09 May 2025

Relativity does not have a mathematical explanation for why the speed of light is c:

May 09, 2025

The assertion that "Relativity does not have a mathematical explanation for why the speed of light is c" is fundamentally correct. In special relativity, the invariance of the speed of light is not derived from first principles but postulated as a foundational axiom. While Maxwell’s equations predict that electromagnetic waves propagate at a fixed speed c in vacuum, these equations are formulated within particular reference frames and do not inherently explain why this speed should remain invariant across all inertial observers. Special relativity adopts this invariance as its second postulate: that the speed of light in a vacuum is the same for all observers, regardless of their relative motion. As such, the value of c is not mathematically deduced from within relativity—it is assumed.

In standard relativity, photons are treated as massless (rest mass m = 0), yet they carry energy and momentum, implying an effective inertial influence. In Extended Classical Mechanics (ECM), this leads to a re-interpretation: photons and other massless particles can exhibit negative apparent mass (Mᵃᵖᵖ < 0) due to their kinetic energy characteristics. This challenges the conventional notion of masslessness by introducing a dynamical interpretation tied to acceleration and force. Similarly, in cosmological contexts, dark energy—such as that inferred in studies by A. D. Chernin et al. on the Coma Cluster—is interpreted as having negative effective mass, a view consistent with ECM’s framework.

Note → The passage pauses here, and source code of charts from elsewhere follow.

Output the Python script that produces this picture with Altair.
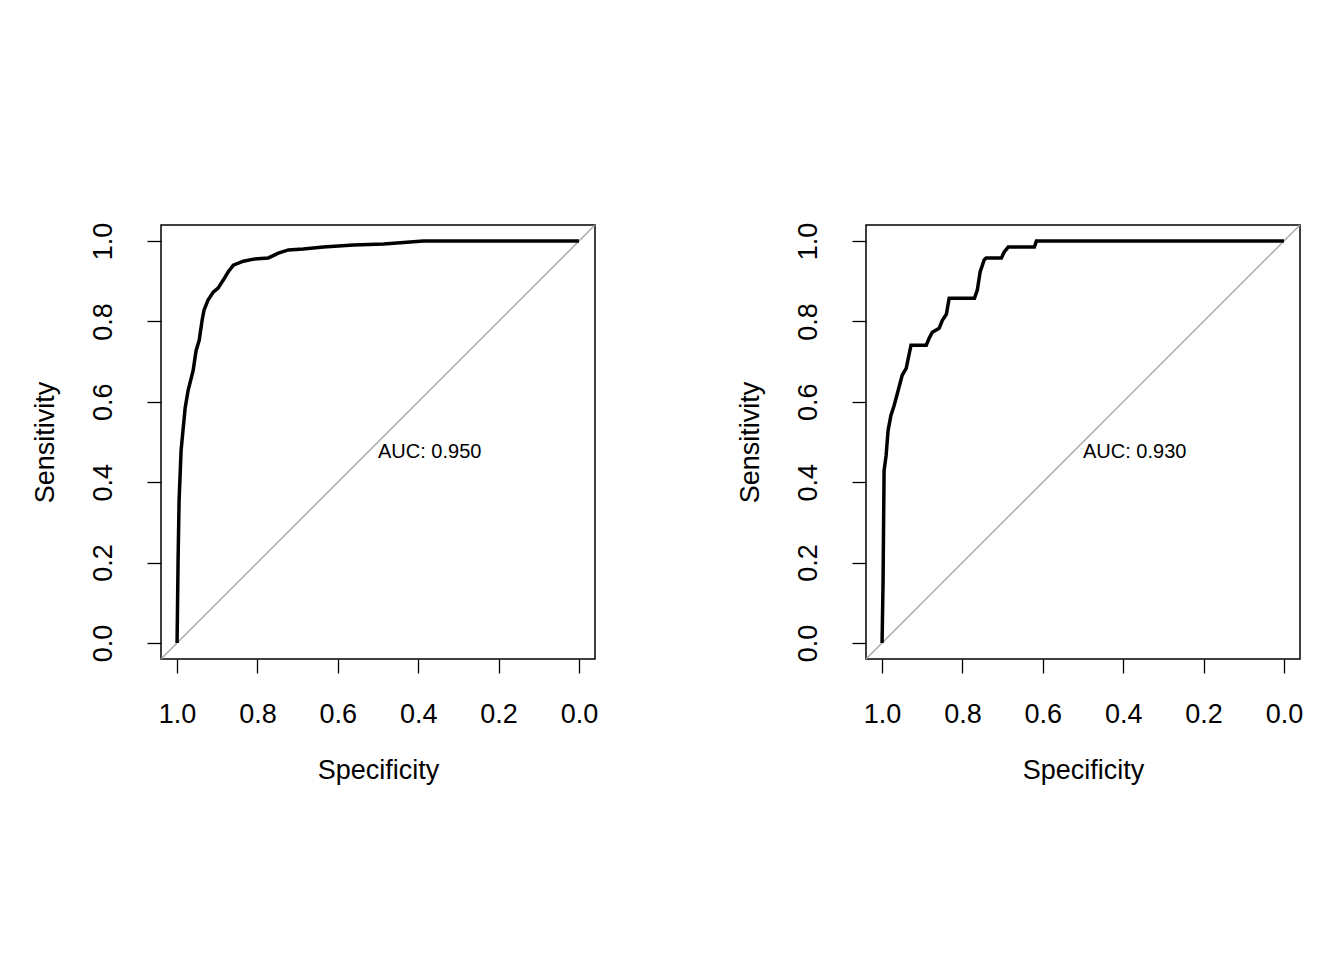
import altair as alt
import pandas as pd

spec1 = [1.0, 0.9975, 0.995, 0.99, 0.98, 0.9726, 0.96, 0.9526, 0.945, 0.9377, 0.933, 0.923, 0.91, 0.898, 0.885, 0.873, 0.86, 0.835, 0.81, 0.773, 0.748, 0.723, 0.686, 0.636, 0.561, 0.486, 0.387, 0.0]
sens1 = [0.0, 0.204, 0.354, 0.479, 0.584, 0.628, 0.678, 0.728, 0.753, 0.803, 0.828, 0.853, 0.873, 0.883, 0.903, 0.923, 0.940, 0.950, 0.955, 0.958, 0.970, 0.978, 0.980, 0.985, 0.990, 0.993, 1.0, 1.0]
spec2 = [1.0, 0.9975, 0.995, 0.99, 0.985, 0.978, 0.97, 0.96, 0.95, 0.94, 0.928, 0.89, 0.883, 0.875, 0.858, 0.85, 0.84, 0.833, 0.77, 0.763, 0.756, 0.746, 0.741, 0.703, 0.696, 0.686, 0.621, 0.616, 0.0]
sens2 = [0.0, 0.155, 0.429, 0.466, 0.529, 0.566, 0.591, 0.628, 0.666, 0.683, 0.741, 0.741, 0.758, 0.773, 0.783, 0.803, 0.818, 0.858, 0.858, 0.878, 0.923, 0.953, 0.958, 0.958, 0.973, 0.985, 0.985, 1.0, 1.0]
auc_labels = ["AUC: 0.950", "AUC: 0.930"]
ticks = [0.0, 0.2, 0.4, 0.6, 0.8, 1.0]

FONT = "Liberation Sans"

def panel(spec, sens, label):
    df = pd.DataFrame({"spec": spec, "sens": sens, "o": range(len(spec))})
    xs = alt.Scale(domain=[-0.04, 1.04], reverse=True, nice=False, zero=False)
    ys = alt.Scale(domain=[-0.04, 1.04], nice=False, zero=False)
    xax = alt.Axis(values=ticks, format=".1f", title="Specificity", grid=False, domain=False,
                   tickSize=14, tickWidth=1.3, tickColor="black", labelFontSize=27, labelPadding=28,
                   titleFontSize=27, titleFontWeight="normal", titlePadding=30, labelColor="black",
                   labelFont=FONT, titleFont=FONT, labelFlush=False)
    yax = alt.Axis(values=ticks, format=".1f", title="Sensitivity", grid=False, domain=False,
                   tickSize=14, tickWidth=1.3, tickColor="black", labelFontSize=27, labelPadding=30,
                   labelAngle=-90, labelAlign="center", labelBaseline="bottom",
                   titleFontSize=27, titleFontWeight="normal", titlePadding=30, labelColor="black",
                   labelFont=FONT, titleFont=FONT, labelFlush=False)
    diag = pd.DataFrame({"spec": [1.04, -0.04], "sens": [-0.04, 1.04]})
    d = alt.Chart(diag).mark_line(color="#aaaaaa", strokeWidth=1.5, clip=True).encode(
        x=alt.X("spec:Q", scale=xs, axis=xax), y=alt.Y("sens:Q", scale=ys, axis=yax))
    c = alt.Chart(df).mark_line(color="black", strokeWidth=3.5, interpolate="linear").encode(
        x=alt.X("spec:Q", scale=xs), y=alt.Y("sens:Q", scale=ys), order="o:Q")
    t = alt.Chart(pd.DataFrame({"spec": [0.5], "sens": [0.476], "t": [label]})).mark_text(
        align="left", baseline="middle", fontSize=20, font=FONT, color="black").encode(
        x=alt.X("spec:Q", scale=xs), y=alt.Y("sens:Q", scale=ys), text="t:N")
    return alt.layer(d, c, t).properties(width=434, height=434)

chart = alt.hconcat(panel(spec1, sens1, auc_labels[0]), panel(spec2, sens2, auc_labels[1]),
                    spacing=136).properties(padding={"left": 22, "top": 213, "right": 10, "bottom": 10}
).configure(background="white", view=alt.ViewConfig(stroke="black", strokeWidth=1.5))

chart.save("out.html", embed_options={"renderer": "svg", "actions": False})
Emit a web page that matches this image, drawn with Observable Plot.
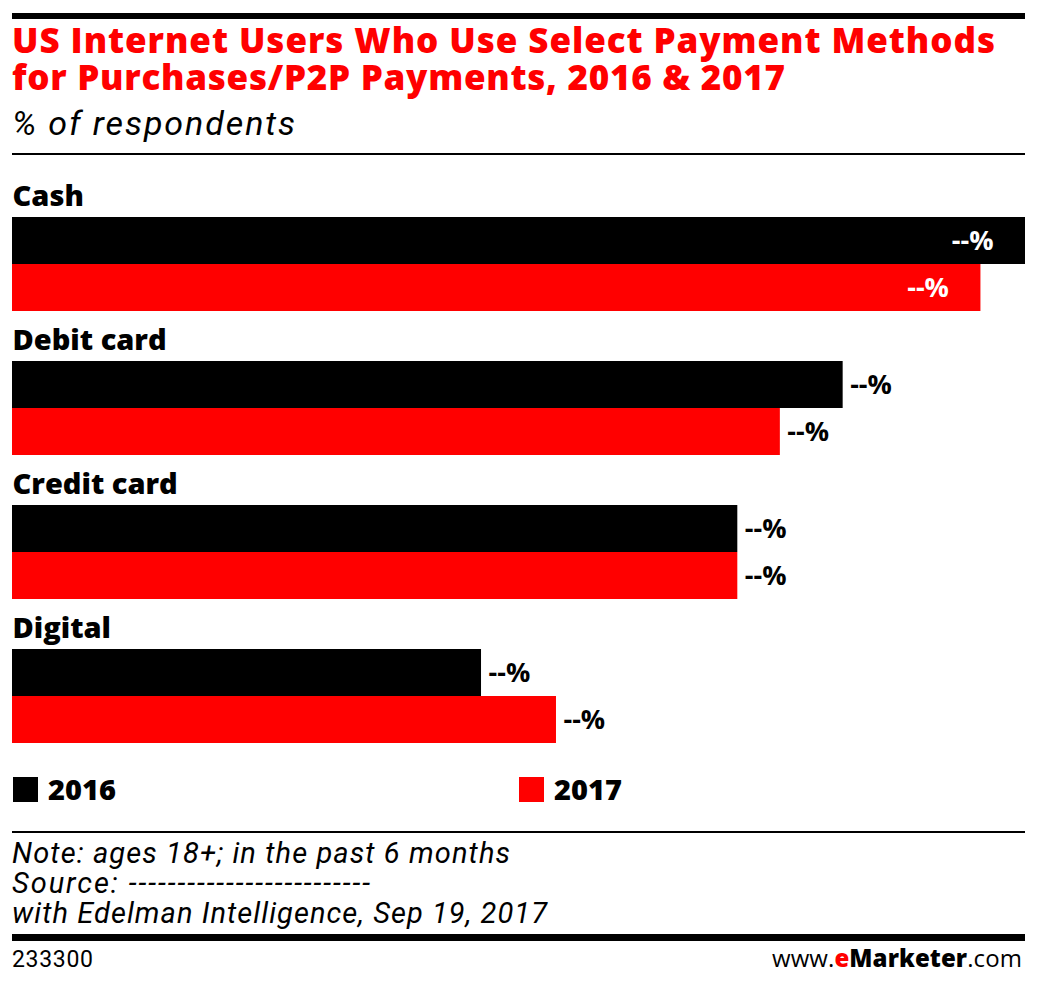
<!DOCTYPE html>
<html><head><meta charset="utf-8">
<script src="https://cdn.jsdelivr.net/npm/d3@7"></script>
<script src="https://cdn.jsdelivr.net/npm/@observablehq/plot@0.6"></script>
<style>
body{margin:0;background:#fff;width:1038px;height:987px;position:relative;overflow:hidden;font-family:"Open Sans",sans-serif;color:#000;}
.abs{position:absolute;white-space:nowrap;}
.fit{display:inline-block;}
.line{position:absolute;left:0;white-space:nowrap;}
</style></head><body>
<div class="abs" style="left:12px;top:13px;width:1013px;height:6px;background:#000"></div>
<div class="abs" style="left:12px;top:21px;font:800 35px/38px 'Open Sans';color:#f00">
<span class="line" style="top:0"><span class="fit" data-w="983">US Internet Users Who Use Select Payment Methods</span></span>
<span class="line" style="top:37px"><span class="fit" data-w="773">for Purchases/P2P Payments, 2016 &amp; 2017</span></span></div>
<div class="abs" style="left:12px;top:103px;font:italic 400 34px/40px 'Roboto'"><span class="fit" data-w="283">% of respondents</span></div>
<div class="abs" style="left:12px;top:153px;width:1013px;height:2px;background:#000"></div>
<div id="chart" class="abs" style="left:0;top:160px"></div>
<div id="legend"></div>
<div class="abs" style="left:12px;top:831px;width:1013px;height:2px;background:#000"></div>
<div class="abs" style="left:12px;top:838px;font:italic 400 29px/30px 'Roboto'">
<span class="line" style="top:0"><span class="fit" data-w="498">Note: ages 18+; in the past 6 months</span></span>
<span class="line" style="top:30px"><span class="fit" data-w="358">Source: -------------------------</span></span>
<span class="line" style="top:60px"><span class="fit" data-w="535">with Edelman Intelligence, Sep 19, 2017</span></span></div>
<div class="abs" style="left:12px;top:934px;width:1013px;height:7px;background:#000"></div>
<div class="abs" style="left:12px;top:945px;font:400 23px/30px 'Roboto'"><span class="fit" data-w="81">233300</span></div>
<div class="abs" style="right:16px;top:943px;font:400 24px/30px 'Open Sans'"><span class="fit" data-w="250">www.<b style="color:#f00;font-weight:800">e</b><b style="font-weight:800">Marketer</b>.com</span></div>
<script>
const categories = ["Cash", "Debit card", "Credit card", "Digital"];
const years = ["2016", "2017"];
const values2016 = [100, 82.0, 71.6, 46.3];
const values2017 = [95.6, 75.8, 71.6, 53.7];
const labels2016 = ["--%", "--%", "--%", "--%"];
const labels2017 = ["--%", "--%", "--%", "--%"];
const yearColors = ["#000000", "#ff0000"];

const rows = categories.flatMap((c, i) => [
  {cat: c, year: years[0], value: values2016[i], label: labels2016[i]},
  {cat: c, year: years[1], value: values2017[i], label: labels2017[i]}
]);
const inside = d => d.value > 90;

const chart = Plot.plot({
  width: 1038, height: 600,
  marginLeft: 12, marginRight: 13, marginTop: 56, marginBottom: 16,
  style: {fontFamily: "'Open Sans', sans-serif", background: "transparent"},
  x: {domain: [0, 100], axis: null},
  y: {domain: years, axis: null, padding: 0},
  fy: {domain: categories, axis: null, paddingInner: 0.35, paddingOuter: 0},
  color: {domain: years, range: yearColors},
  marks: [
    Plot.barX(rows, {x: "value", y: "year", fy: "cat", fill: "year"}),
    Plot.text(rows.filter(inside), {x: "value", y: "year", fy: "cat", text: "label", textAnchor: "end", dx: -32, fill: "#fff", fontSize: 27, fontWeight: 700}),
    Plot.text(rows.filter(d => !inside(d)), {x: "value", y: "year", fy: "cat", text: "label", textAnchor: "start", dx: 7, fill: "#000", fontSize: 27, fontWeight: 700}),
    Plot.text(categories, {fy: d => d, text: d => d, frameAnchor: "top-left", textAnchor: "start", lineAnchor: "middle", dy: -21, fill: "#000", fontSize: 29, fontWeight: 800})
  ]
});
document.getElementById("chart").appendChild(chart);

// legend
const legend = document.getElementById("legend");
const legX = [13, 519];
years.forEach((y, i) => {
  const sw = document.createElement("div");
  sw.className = "abs";
  sw.style.cssText = `left:${legX[i]}px;top:777px;width:25px;height:25px;background:${yearColors[i]}`;
  legend.appendChild(sw);
  const t = document.createElement("div");
  t.className = "abs";
  t.style.cssText = `left:${legX[i] + 35}px;top:770px;font:800 29px/38px 'Open Sans'`;
  t.textContent = y;
  legend.appendChild(t);
});

// fit text widths
document.querySelectorAll(".fit").forEach(el => {
  const target = +el.dataset.w;
  const w = el.getBoundingClientRect().width;
  const n = el.textContent.length - 1;
  if (n > 0) el.style.letterSpacing = ((target - w) / n) + "px";
});
</script>
</body></html>
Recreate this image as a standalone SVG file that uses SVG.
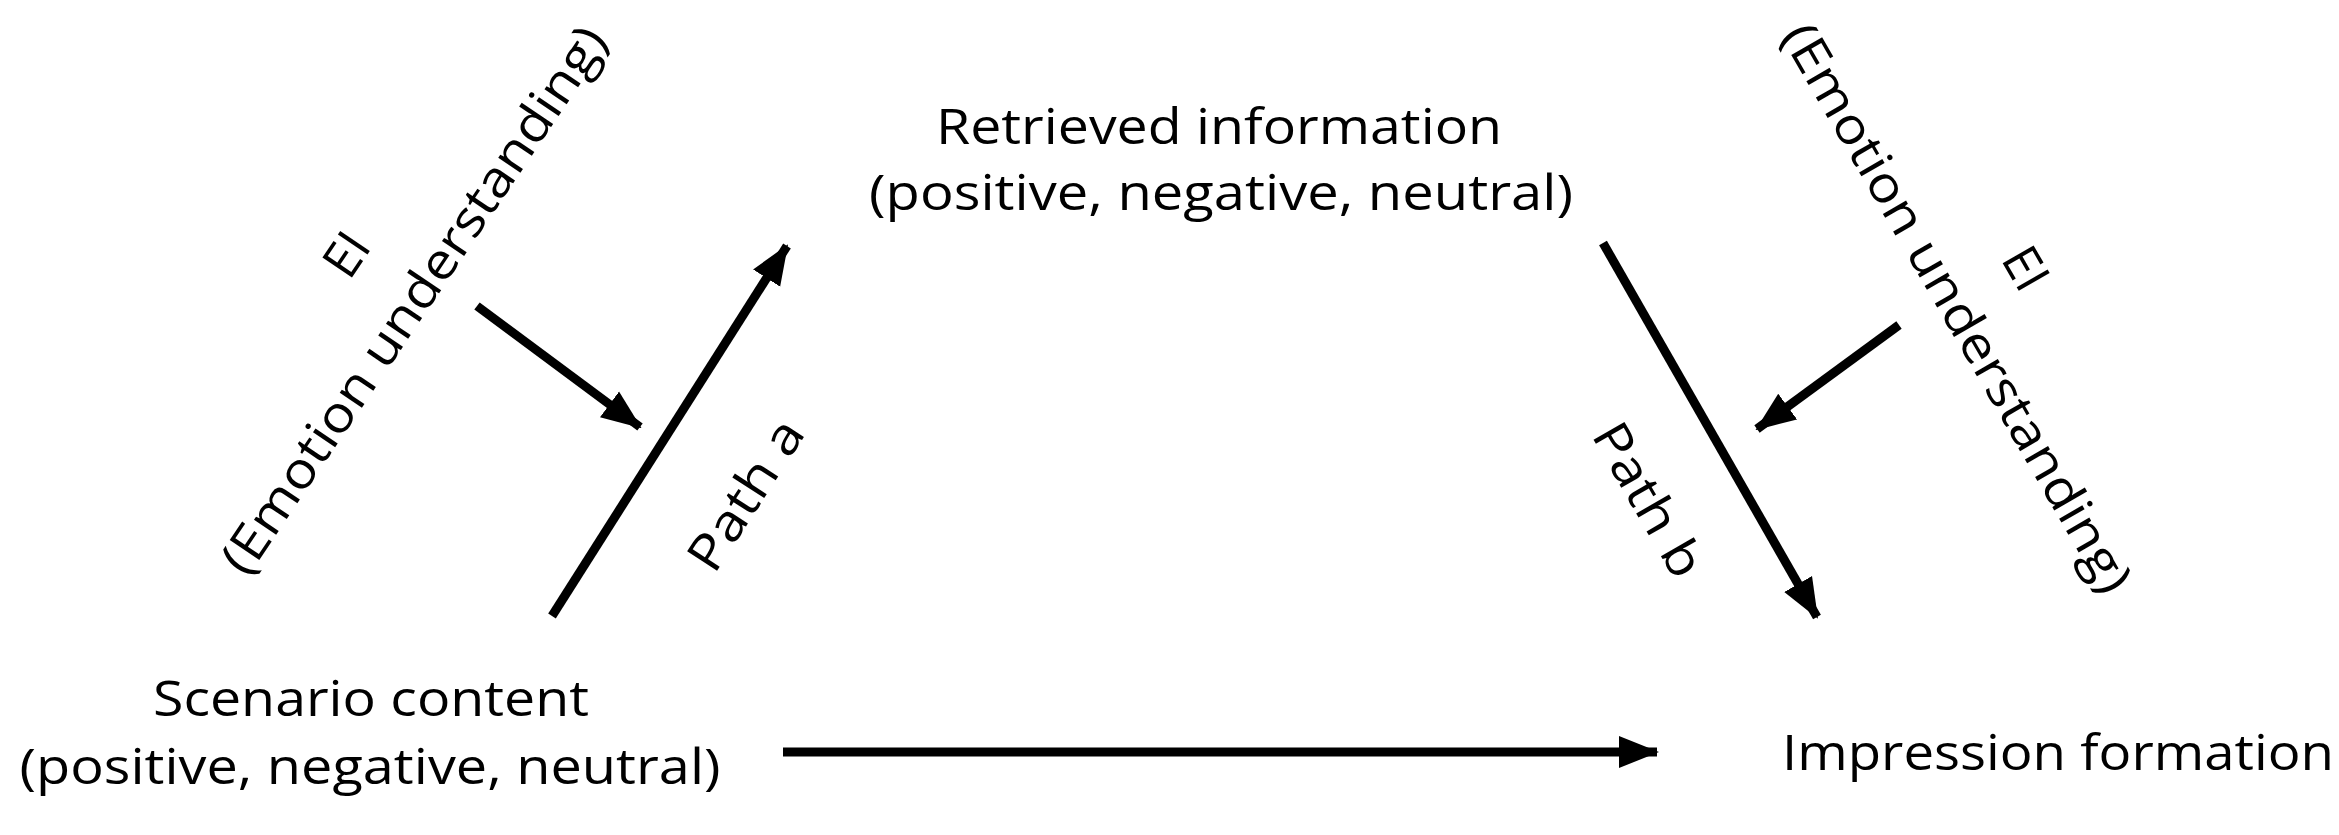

Within ECM, particles exhibiting negative apparent mass—such as photons emitted from gravitationally bound systems—tend toward unbounded propagation speeds. This provides an alternative explanation for the observed superluminal recession of distant galaxies, where the recession is not merely a relativistic artifact of metric expansion, but a real, force-driven phenomenon resulting from gravitational–antigravitational interaction. Specifically, such recession occurs when the negative effective mass component dominates over the matter mass, producing a net repulsive dynamic. Here, "unbounded" refers to the mathematical tendency of speed to diverge as apparent mass becomes increasingly negative or frequency increases without bound.

However, ECM also acknowledges that physical unboundedness is constrained by fundamental quantum limits. The Planck scale introduces the smallest meaningful physical quantities—the Planck length (Lₚ) and Planck time (Tₚ)—which naturally impose an upper bound on velocity. This bound is expressed through the ratio:

  c = Lₚ / Tₚ

This expression does not emerge from relativity itself but from dimensional considerations in quantum gravity. It defines the maximum attainable speed for any propagation process, including those involving particles with Mᵃᵖᵖ < 0. While mathematical models may suggest speeds approaching infinity, the Planck scale sets a physical boundary, beyond which further acceleration or frequency increase ceases to be meaningful or measurable. In this way, ECM preserves causal consistency and enforces a speed limit—not as a postulate of relativity or a consequence of spacetime curvature, but as a boundary arising from the discrete, physical limits imposed by the Planck scale.